2015年08月03日 | Weblog

 46歳男性が小児科医院から紹介されてきた。昨日はその小児科医院が内科系の当番医だった。患者さんは休日当番医を受診して、症状が軽快しないので、今日同じ小児科医院を受診した。なんて律儀な。

 2週間前から発疹(細かな紅斑)が出現して、全身に広がったそうだ。一昨日から微熱があり、昨日の日曜日に38℃の高熱となって咳・痰や水様便も出現した。小児科医院なので溶連菌の検査をしたが陰性だったという。セフゾンとカロナールが処方された。小児科医としては当番医以外の時に来られても困るだろう。入院して点滴したほうが良いと思うので病院の内科に紹介しますと電話がかかってきた。

 鉄工所に勤務するがっちりした体格の男性だった。咽頭は全体的に発赤が目立つが、扁桃の化膿はない。頸部リンパ節腫脹はない。呼吸音正常で、心雑音なし。腹部は下腹部正中の右よりに圧痛を認めたが軽度だった。2週間前に山間部に行ったというが、涼しさを求めていっただけで、山の中に入ったわけではないという。小児科医は、このことがあるので、リケッチア感染も疑われますといっていた。裸になってもらったが、刺し口はなかった。すみませんが全部見たいのでというと、驚きもしないであっさりパンツまで抜いてくれた(男前!)

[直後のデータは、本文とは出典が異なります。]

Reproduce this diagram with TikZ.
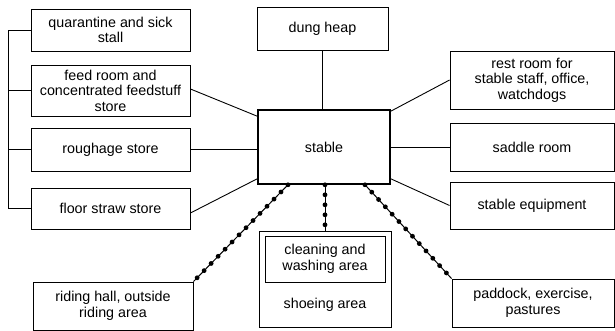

 白血球数正常域でCRPが1.5とウイルス感染を思わせる値だった。アデノウイルス迅速検査も陰性。ちょっと肝機能障害もあるが、γGTPが高く、これはアルコール性だった。血小板減少・凝固異常もなく、腎機能障害もない。内科の若い先生に症状を話すと、溶連菌ですか、と言われた。確かに症状はあっているが、時系列的にどうなのか。念のためと思って溶連菌迅速検査を提出すると、陽性だった。すでに血液培養を2セット提出していたし、胸腹部CTまで行っていた。肺炎もなく、全身のリンパ節腫脹もなく、腸管の所見も乏しかった(感染性腸炎から結構腸管の壁肥厚が目立つ)。やりすぎだったか。

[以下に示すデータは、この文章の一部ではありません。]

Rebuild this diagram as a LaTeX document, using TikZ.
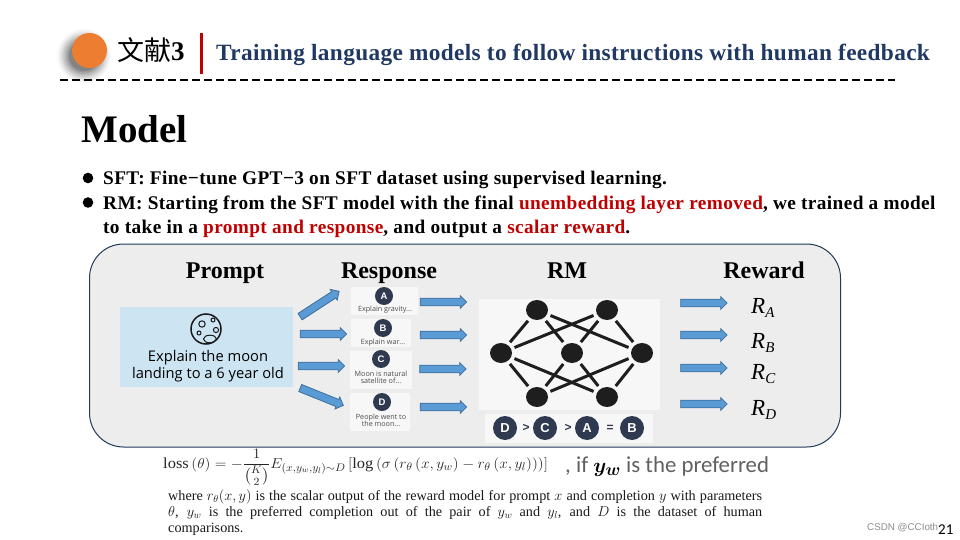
\documentclass[tikz,border=0pt]{standalone}
\usepackage{amsmath}
\usepackage{graphicx}
\usepackage{fontspec}
\setmainfont{Liberation Serif}
\newfontfamily\spacedA[LetterSpace=2]{Liberation Serif}
\newfontfamily\spacedB[LetterSpace=1.5]{Liberation Serif}
\newfontfamily\cjkfont{Noto Sans CJK SC}
\newfontfamily\uifont{Open Sans}
\newfontfamily\lightfont{Carlito}
\newfontfamily\wmfont{Liberation Sans}
\usetikzlibrary{shapes.arrows,shapes.geometric,calc}
\definecolor{navy}{HTML}{1F3864}
\definecolor{redbar}{HTML}{C00000}
\definecolor{panelfill}{HTML}{EDEDED}
\definecolor{panelline}{HTML}{1F3B57}
\definecolor{arrowfill}{HTML}{5B9BD5}
\definecolor{arrowline}{HTML}{3E6E9C}
\definecolor{cardfill}{HTML}{F7F7F7}
\definecolor{badgefill}{HTML}{2F3A50}
\definecolor{skyfill}{HTML}{CDE4F2}
\definecolor{netnode}{HTML}{1E1E1E}
\definecolor{dotorange}{HTML}{ED7D31}
\newcommand{\fs}[1]{\fontsize{#1}{#1}\selectfont}
\newcommand{\rsym}[1]{{\itshape R\raisebox{-4pt}{\fs{15}#1}}}
\tikzset{
  x=1pt,y=-1pt,
  blockarrow/.style={single arrow,draw=arrowline,fill=arrowfill,line width=.8pt,
    single arrow head extend=2.6pt,single arrow head indent=0pt,
    inner xsep=0pt,inner ysep=3.4pt,outer sep=0pt,minimum height=46.5pt},
  card/.style={fill=cardfill,draw=none,inner sep=0pt,outer sep=0pt},
  badge/.style={circle,fill=badgefill,text=white,font=\wmfont\bfseries\fs{9.5},inner sep=0pt,minimum size=18pt},
  rankbadge/.style={badge,minimum size=24pt,font=\wmfont\bfseries\fs{13}},
  rankop/.style={font=\wmfont\bfseries\fs{12},text=badgefill,inner sep=0pt},
  cardtext/.style={font=\uifont\fs{7.2},text=black!70,align=center,inner sep=0pt},
  heading/.style={anchor=base,font=\bfseries\fs{24},inner sep=0pt},
  netn/.style={ellipse,fill=netnode,minimum width=22pt,minimum height=20pt,inner sep=0pt},
  netl/.style={draw=netnode,line width=3pt,shorten >=3.5pt,shorten <=3.5pt},
  bodytext/.style={anchor=base west,font=\spacedA\bfseries\fs{19.3},inner sep=0pt},
  rlabel/.style={anchor=base west,font=\fs{23},inner sep=0pt},
}
\begin{document}
\begin{tikzpicture}
\useasboundingbox (0,0) rectangle (960,540);
\fill[white] (0,0) rectangle (960,540);
% header
\foreach \r/\o in {36/.025,34/.035,32/.045,30/.055,28/.065,26/.075,24/.085,22/.1,20/.12}
  \fill[black,opacity=\o] (84,56) circle (\r*.75);
\node[circle,fill=dotorange,minimum size=35pt,inner sep=0pt] (dot) at (89.5,50.5) {};
\node[anchor=base west,inner sep=0pt,font=\fs{27}] (lit) at (117,61) {{\cjkfont 文献}\bfseries 3};
\fill[redbar] (199.5,33) rectangle (202.5,74);
\node[anchor=base west,inner sep=0pt,text=navy,font=\spacedB\bfseries\fs{23.3}] (title) at (216,60.5) {Training language models to follow instructions with human feedback};
\draw[black,line width=2pt,dash pattern=on 8pt off 4pt] (60,80) -- (895,80);
\node[anchor=base west,inner sep=0pt,font=\bfseries\fs{39}] (model) at (81,143) {Model};
% bullets
\fill[black] (88,178) circle (5.3);
\fill[black] (88,202.5) circle (5.3);
\node[bodytext] (b1) at (103,185) {SFT: Fine−tune GPT−3 on SFT dataset using supervised learning.};
\node[bodytext] (b2) at (103,209) {RM: Starting from the SFT model with the final {\color{redbar}unembedding layer removed}, we trained a model};
\node[bodytext] (b3) at (103,233) {to take in a {\color{redbar}prompt and response}, and output a {\color{redbar}scalar reward}.};
% panel
\draw[panelline,fill=panelfill,line width=1pt,rounded corners=34pt] (89.5,244) rectangle (840.5,447);
\node[heading] (hp) at (225,278) {Prompt};
\node[heading] (hr) at (389,278) {Response};
\node[heading] (hm) at (567,278) {RM};
\node[heading] (hw) at (764,278) {Reward};
% prompt
\fill[skyfill] (120,307) rectangle (293,387);
\draw[black!90,line width=1.5pt] (206,329) circle (15);
\draw[black!90,line width=1pt] (202,324) circle (3.2) (216,330) circle (2.6) (199,333) circle (2) (213,320) circle (2);
\begin{scope}
  \clip (206,329) circle (15);
  \draw[black!90,line width=1pt] (210,339) ellipse (6.5 and 3.8);
\end{scope}
\node[anchor=base,font=\uifont\fs{14.7},inner sep=0pt] (p1) at (208,361) {Explain the moon};
\node[anchor=base,font=\uifont\fs{14.7},inner sep=0pt] (p2) at (208,378) {landing to a 6 year old};
% cards
\fill[card] (351,287) rectangle (418,315);
\fill[card] (351,319) rectangle (411,347);
\fill[card] (350,351) rectangle (412,389);
\fill[card] (350,393) rectangle (410,431);
\node[badge] (ba) at (384,296) {A};
\node[badge] (bb) at (383,328) {B};
\node[badge] (bc) at (381,359) {C};
\node[badge] (bd) at (382,402) {D};
\node[cardtext] (ta) at (385,310) {Explain gravity...};
\node[cardtext] (tb) at (383,342.5) {Explain war...};
\node[cardtext] (tc) at (381,377) {\fontsize{7.2}{8.2}\selectfont Moon is natural\\satellite of...};
\node[cardtext] (td) at (381,420.5) {\fontsize{7.2}{8.2}\selectfont People went to\\the moon...};
% arrows prompt -> responses
\node[blockarrow,rotate=33] (a1) at (318,305) {};
\node[blockarrow] (a2) at (321.5,334) {};
\node[blockarrow] (a3) at (319.5,366) {};
\node[blockarrow,rotate=-22] (a4) at (320,396) {};
% arrows responses -> RM
\node[blockarrow] (a5) at (441.5,302) {};
\node[blockarrow] (a6) at (441.5,335) {};
\node[blockarrow] (a7) at (441,369) {};
\node[blockarrow] (a8) at (441.5,407) {};
% RM network
\fill[card] (479,299) rectangle (660,410);
\node[netn] (n1) at (537,310) {};
\node[netn] (n2) at (607,310) {};
\node[netn] (n3) at (501,353) {};
\node[netn] (n4) at (572,353) {};
\node[netn] (n5) at (642,353) {};
\node[netn] (n6) at (537,397) {};
\node[netn] (n7) at (607,397) {};
\foreach \a/\b in {n1/n3,n1/n4,n1/n5,n2/n3,n2/n4,n2/n5,n3/n6,n3/n7,n4/n6,n4/n7,n5/n6,n5/n7}
  \draw[netl] (\a) -- (\b);
% ranking
\fill[card] (485,414) rectangle (653,443);
\node[rankbadge] (r1) at (505,428) {D};
\node[rankop] (o1) at (526,428) {>};
\node[rankbadge] (r2) at (545,428) {C};
\node[rankop] (o2) at (568,428) {>};
\node[rankbadge] (r3) at (587,428) {A};
\node[rankop] (o3) at (610,428) {=};
\node[rankbadge] (r4) at (632,428) {B};
% arrows RM -> reward
\node[blockarrow] (a9) at (702,303) {};
\node[blockarrow] (a10) at (702,335) {};
\node[blockarrow] (a11) at (702,368) {};
\node[blockarrow] (a12) at (702,404) {};
\node[rlabel] (ra) at (751,313) {\rsym{A}};
\node[rlabel] (rb) at (751,348) {\rsym{B}};
\node[rlabel] (rc) at (751,379) {\rsym{C}};
\node[rlabel] (rd) at (751,415) {\rsym{D}};
% formula
\node[anchor=base west,inner sep=0pt,text=black!85,font=\fs{15.4}] (loss) at (163,468)
  {\scalebox{1.07}[1]{$\operatorname{loss}\left(\theta\right)=-\dfrac{1}{\binom{K}{2}}E_{(x,y_w,y_l)\sim D}\left[\log\left(\sigma\left(r_\theta\left(x,y_w\right)-r_\theta\left(x,y_l\right)\right)\right)\right]$}};
\node[anchor=base west,inner sep=0pt,text=black!62,font=\lightfont\fs{22.8}] (pref) at (565,472)
  {, if {\color{black}$\boldsymbol{y_w}$} is the preferred};
\node[anchor=north west,inner sep=0pt,text=black!90,font=\fs{14.2}] (para) at (168,489)
  {\parbox{594pt}{\fontsize{14.2}{16}\selectfont where $r_\theta(x,y)$ is the scalar output of the reward model for prompt $x$ and completion $y$ with parameters\linebreak $\theta$, $y_w$ is the preferred completion out of the pair of $y_w$ and $y_l$, and $D$ is the dataset of human\linebreak comparisons.}};
% footer
\node[anchor=base west,inner sep=0pt,text=black!45,font=\wmfont\fs{9.8}] (wm) at (867,530) {CSDN @CCIoth};
\node[anchor=base west,inner sep=0pt,font=\lightfont\fs{15}] (pg) at (938,534) {21};
\end{tikzpicture}
\end{document}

 入院する気はなくてきたそうだ。この方は一人暮らしで、普段体力があって元気なはずだが、けっこう参っているように見えた。解熱して食事が普通に食べられるまで数日病院にいませんかというと同意してくれて入院となった。夕方5時過ぎに入院したので、点滴で経過をみることにした。

 この方は30歳代の時に白血病の治療を受けている。現在は治療した大学病院に通院していないので、詳細はわからない。期間からいえば、治癒しているのかもしれない。末梢血検査は白血球分画も異常はない。入院なので血液型も提出していたが、検査室から血液型が確定できないと報告が来た。10年前に他の市の総合病院で臍帯血移植を受けている。

 (その後の経過) 翌日は解熱していた。咽頭発赤も前日より薄まったような気もする。発疹は軽減していた。小児科医院で処方されたセフゾンが効いたのか?下痢はまだ続いていいた。咽頭培養を提出して(半日は抗菌薬が入っていない)、パセトシン(ABPC)内服を継続して経過を見ることにした。